Ewa Deelman is ISI’s project leader in the advanced systems division and will be leading the effort to apply grid technologies to RUCDR. “We will rely on the computational resources existing today at Rutgers, Wash U, and USC and tie them together into a larger virtual resource,” she told BioInform in an e-mail.
Computation for RUCDR will be enabled at each of these sites, and access to computational resources across the network will be provided through grid software such as Condor, developed at the University of Wisconsin, and tools from the public-private grid-development community Globus, she said.
Each of the institutions involved in the project has computational clusters in place, she said. “If we need more resources to support computation … we will apply for computational cycles on the TeraGrid.”
Data storage is not as much of an issue for RUCDR as “the ability to find, interpret, and analyze the data,” she said. “In this project, my team will provide capabilities for researchers to conduct complex analyses on the data maintained at the center.”

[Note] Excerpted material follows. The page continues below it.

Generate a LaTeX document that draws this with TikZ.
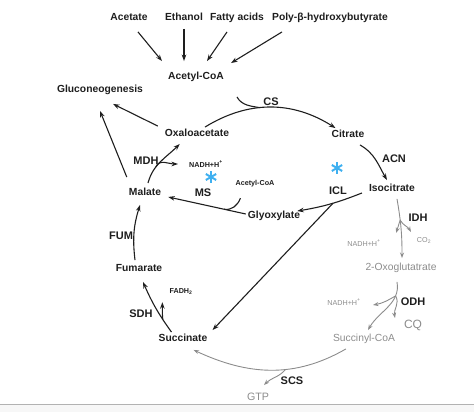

“Initially, these will be analyses developed at the center, but as the project progresses we hope to engage the community into contributing the analyses they want to perform,” Deelman said. The analyses, she explained, will be supported by a workflow management system called Pegasus, which was developed at ISI in collaboration with research groups around the world.
“Pegasus allows scientists to describe their application in terms of individual computational steps, the input data they take and the output data they generate. The order of the steps in the workflow can also be specified,” Deelman said.
The platform honors original codes, she said, so users do not need to re-code steps in another language. “Pegasus can help individual scientists by automating the computational tasks and by keeping track of what computation have been done and what data was used,” she said.
Pegasus has been already been deployed in large-scale research projects, for example helping geo-scientists create “shake maps” to estimate possible seismic shaking at a given location and develop building codes based on these calculations. “A single such workflow-based simulation for an individual point on the map is composed of approximately 800,000 computational tasks and processes as many data files,” she said.
In genomics, Pegasus is being applied to epigenomics projects at USC where Ben Berman and his colleagues at the Keck School of Medicine are mapping epigenetic states on a genome-wide scale.
At the current time, it has not yet been established to what degree Pegasus and StarLIMS “will need to interact” said StarLIMS’s Krasovec.
In terms of other software, Deelman said that for both the grid and workflow technologies the plan is to use open source tools. “We will also use open source collaborative tools such as wikis … to enable sharing of ideas, information, data, and computational methods.”
Even after all the technology is developed and deployed, the computational structure will need to grow in many ways. “It is likely that the repository will always be a work in progress,” RUCDR’sTischfield said. As the scientists bring in new materials to expand existing collections and extend their work to additional diseases, he said, it is “unlikely that any of these disorders has a single cause,” adding that tools to analyze data in the context of multi-gene involvement, novel mutations, and environmental influences will be necessary.
“We are also expanding our studies to include clinical pharmacogenetics,” he said. “We anticipate that this will continue and that the center itself will play an expanding role in the ongoing research.”